The Transfer Learning Paradigm
Before BERT, each NLP task required training from scratch:
- Collect labeled data
- Design architecture
- Train for days
- Repeat for each task
With BERT:
- Use pre-trained BERT (trained on massive unlabeled text)
- Add a classification head
- Fine-tune on your small labeled dataset
- Done in hours, not days
Setting Up
pip install transformers torch
from transformers import BertTokenizer, BertForSequenceClassification
from transformers import Trainer, TrainingArguments
import torch
Loading Pre-trained BERT
# Tokenizer converts text to token IDs
tokenizer = BertTokenizer.from_pretrained('bert-base-uncased')
# Model with classification head
model = BertForSequenceClassification.from_pretrained(
'bert-base-uncased',
num_labels=2 # Binary classification
)
Preparing Data
from datasets import load_dataset
# Load a dataset
dataset = load_dataset('imdb')
# Tokenize
def tokenize_function(examples):
return tokenizer(
examples['text'],
padding='max_length',
truncation=True,
max_length=512
)
tokenized_datasets = dataset.map(tokenize_function, batched=True)
Fine-Tuning
training_args = TrainingArguments(
output_dir='./results',
num_train_epochs=3,
per_device_train_batch_size=8,
per_device_eval_batch_size=8,
warmup_steps=500,
weight_decay=0.01,
logging_dir='./logs',
evaluation_strategy='epoch',
)
trainer = Trainer(
model=model,
args=training_args,
train_dataset=tokenized_datasets['train'],
eval_dataset=tokenized_datasets['test'],
)
trainer.train()
Making Predictions
# Single prediction
text = "This movie was absolutely fantastic!"
inputs = tokenizer(text, return_tensors='pt', truncation=True, max_length=512)
with torch.no_grad():
outputs = model(**inputs)
predictions = torch.nn.functional.softmax(outputs.logits, dim=-1)
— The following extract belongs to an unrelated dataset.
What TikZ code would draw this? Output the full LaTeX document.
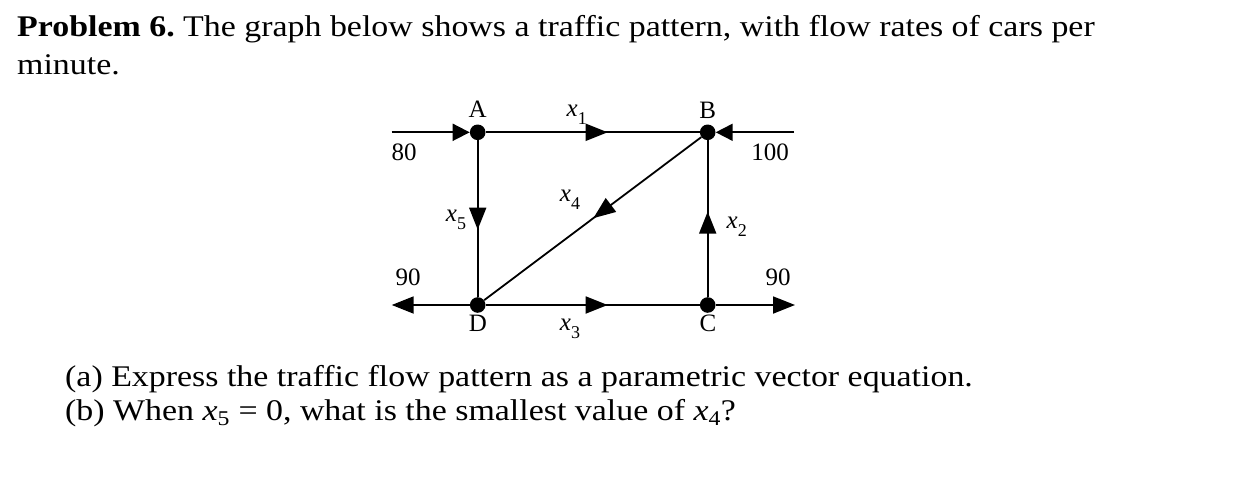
\documentclass[tikz,border=0pt]{standalone}
\usepackage{fontspec}
\setmainfont[FakeStretch=1.13]{Liberation Serif}
\newfontfamily\graphfont{Liberation Serif}
\usetikzlibrary{arrows.meta, decorations.markings}

\newcommand{\flowvar}[1]{\textit{x}\raisebox{-8pt}{\fontsize{18}{18}\selectfont #1}}
\frenchspacing

\begin{document}
\begin{tikzpicture}[x=1pt, y=-1pt,
    dot/.style={circle, fill=black, inner sep=0pt, minimum size=15.6pt},
    road/.style={line width=1.8pt},
    lbl/.style={anchor=base, inner sep=0pt, font=\graphfont\fontsize{25}{25}\selectfont},
    txt/.style={anchor=base west, inner sep=0pt, font=\fontsize{30}{38}\selectfont},
    mid/.style={road, postaction={decorate}, decoration={markings,
        mark=at position #1 with {\arrow{Triangle[length=22pt, width=17pt]}}}},
    inarrow/.style={road, -{Triangle[length=17pt, width=17pt]}},
    outarrow/.style={road, -{Triangle[length=22pt, width=17pt]}}]

\useasboundingbox (0,0) rectangle (1256,488);

% Problem text
\node[txt] (line1) at (17,36.7) {\textbf{Problem 6.} The graph below shows a traffic pattern, with flow rates of cars per};
\node[txt] (line2) at (17,74) {minute.};

% Intersections
\node[dot] (A) at (477.7,132.3) {};
\node[dot] (B) at (707.7,132.3) {};
\node[dot] (C) at (707.7,305) {};
\node[dot] (D) at (477.7,305) {};

% Free ends
\coordinate (inA) at (391.7,132.3);
\coordinate (inB) at (794,132.3);
\coordinate (outD) at (391.7,305);
\coordinate (outC) at (795,305);

% Roads
\draw[mid=0.57] (A) -- (B);
\draw[mid=0.545] (C) -- (B);
\draw[mid=0.57] (D) -- (C);
\draw[mid=0.497] (B) -- (D);
\draw[mid=0.57] (A) -- (D);

% Inflow and outflow
\draw[inarrow] (inA) -- (A);
\draw[inarrow] (inB) -- (B);
\draw[outarrow] (D) -- (outD);
\draw[outarrow] (C) -- (outC);

% Labels
\node[lbl] (labA) at (477.7,117) {A};
\node[lbl] (labB) at (707.7,118) {B};
\node[lbl] (labC) at (708,331.7) {C};
\node[lbl] (labD) at (478,331.7) {D};
\node[lbl] (lab80) at (404,160) {80};
\node[lbl] (lab100) at (770,160) {100};
\node[lbl] (lab90l) at (408,285) {90};
\node[lbl] (lab90r) at (778,285) {90};
\node[lbl] (labx1) at (576.7,116.7) {\flowvar{1}};
\node[lbl] (labx2) at (736.7,228.3) {\flowvar{2}};
\node[lbl] (labx3) at (570,330) {\flowvar{3}};
\node[lbl] (labx4) at (570,201.7) {\flowvar{4}};
\node[lbl] (labx5) at (456,221.7) {\flowvar{5}};

% Questions
\node[txt] (qa) at (65,386.7) {(a) Express the traffic flow pattern as a parametric vector equation.};
\node[txt] (qb) at (65,420.7) {(b) When \textit{x}\textsubscript{5} = 0, what is the smallest value of \textit{x}\textsubscript{4}?};

\end{tikzpicture}
\end{document}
print(f"Positive: {predictions[0][1]:.2%}, Negative: {predictions[0][0]:.2%}")
Using Pipelines (Easier)
from transformers import pipeline
classifier = pipeline(
'sentiment-analysis',
model=model,
tokenizer=tokenizer
)
result = classifier("I love this product!")
print(result) # [{'label': 'POSITIVE', 'score': 0.9998}]
Multi-Class Classification
from transformers import BertForSequenceClassification
# For multiple classes
model = BertForSequenceClassification.from_pretrained(
'bert-base-uncased',
num_labels=5, # 5 categories
id2label={0: 'sports', 1: 'tech', 2: 'politics', 3: 'entertainment', 4: 'business'},
label2id={'sports': 0, 'tech': 1, 'politics': 2, 'entertainment': 3, 'business': 4}
)
Multi-Label Classification
from transformers import BertForSequenceClassification
import torch.nn as nn
# Multiple labels per input
model = BertForSequenceClassification.from_pretrained(
'bert-base-uncased',
num_labels=10,
problem_type='multi_label_classification'
)
# Use BCEWithLogitsLoss in training
# Predictions use sigmoid, not softmax
predictions = torch.sigmoid(outputs.logits)
Handling Long Text
BERT can only handle 512 tokens. For longer texts:
Truncation
# Just take first 512 tokens
tokenizer(text, max_length=512, truncation=True)
Sliding Window
def classify_long_text(text, model, tokenizer, window_size=510, stride=256):
encoding = tokenizer(text, return_tensors='pt')
input_ids = encoding['input_ids'][0]
scores = []
for i in range(0, len(input_ids), stride):
window = input_ids[i:i + window_size]
if len(window) < 50: # Skip tiny windows
continue
with torch.no_grad():
outputs = model(window.unsqueeze(0))
scores.append(outputs.logits)
# Average scores across windows
return torch.stack(scores).mean(dim=0)
Use Longformer
from transformers import LongformerForSequenceClassification
model = LongformerForSequenceClassification.from_pretrained(
'allenai/longformer-base-4096',
num_labels=2
)
# Handles up to 4096 tokens
Model Variants
| Model | Parameters | Use Case |
|---|---|---|
| bert-base-uncased | 110M | General purpose |
| bert-large-uncased | 340M | Higher accuracy, more resources |
| distilbert-base-uncased | 66M | Faster, smaller, 97% of accuracy |
| roberta-base | 125M | Often better than BERT |
| albert-base-v2 | 12M | Very lightweight |
Practical Tips
Learning Rate
# BERT-specific learning rates
# Lower than typical neural networks
training_args = TrainingArguments(
learning_rate=2e-5, # 5e-5, 3e-5, 2e-5 are common
...
)
Epochs
Fine-tuning usually needs 2-4 epochs. More can cause overfitting.
Batch Size
Smaller batches (8-16) with gradient accumulation:
training_args = TrainingArguments(
per_device_train_batch_size=8,
gradient_accumulation_steps=4, # Effective batch size 32
...
)
Freezing Layers
For small datasets, freeze early layers:
for param in model.bert.embeddings.parameters():
param.requires_grad = False
for layer in model.bert.encoder.layer[:6]:
for param in layer.parameters():
param.requires_grad = False
Saving and Loading
# Save
model.save_pretrained('./my_model')
tokenizer.save_pretrained('./my_model')
# Load
model = BertForSequenceClassification.from_pretrained('./my_model')
tokenizer = BertTokenizer.from_pretrained('./my_model')
Final Thoughts
BERT democratized NLP. With pre-trained models, you can build state-of-the-art classifiers with hundreds of labeled examples, not millions.
Start with distilbert-base-uncased for speed. Move to larger models if accuracy matters more than inference time.
The Hugging Face ecosystem makes this accessible. Experiment and iterate quickly.
Pre-training is the new ImageNet moment for NLP.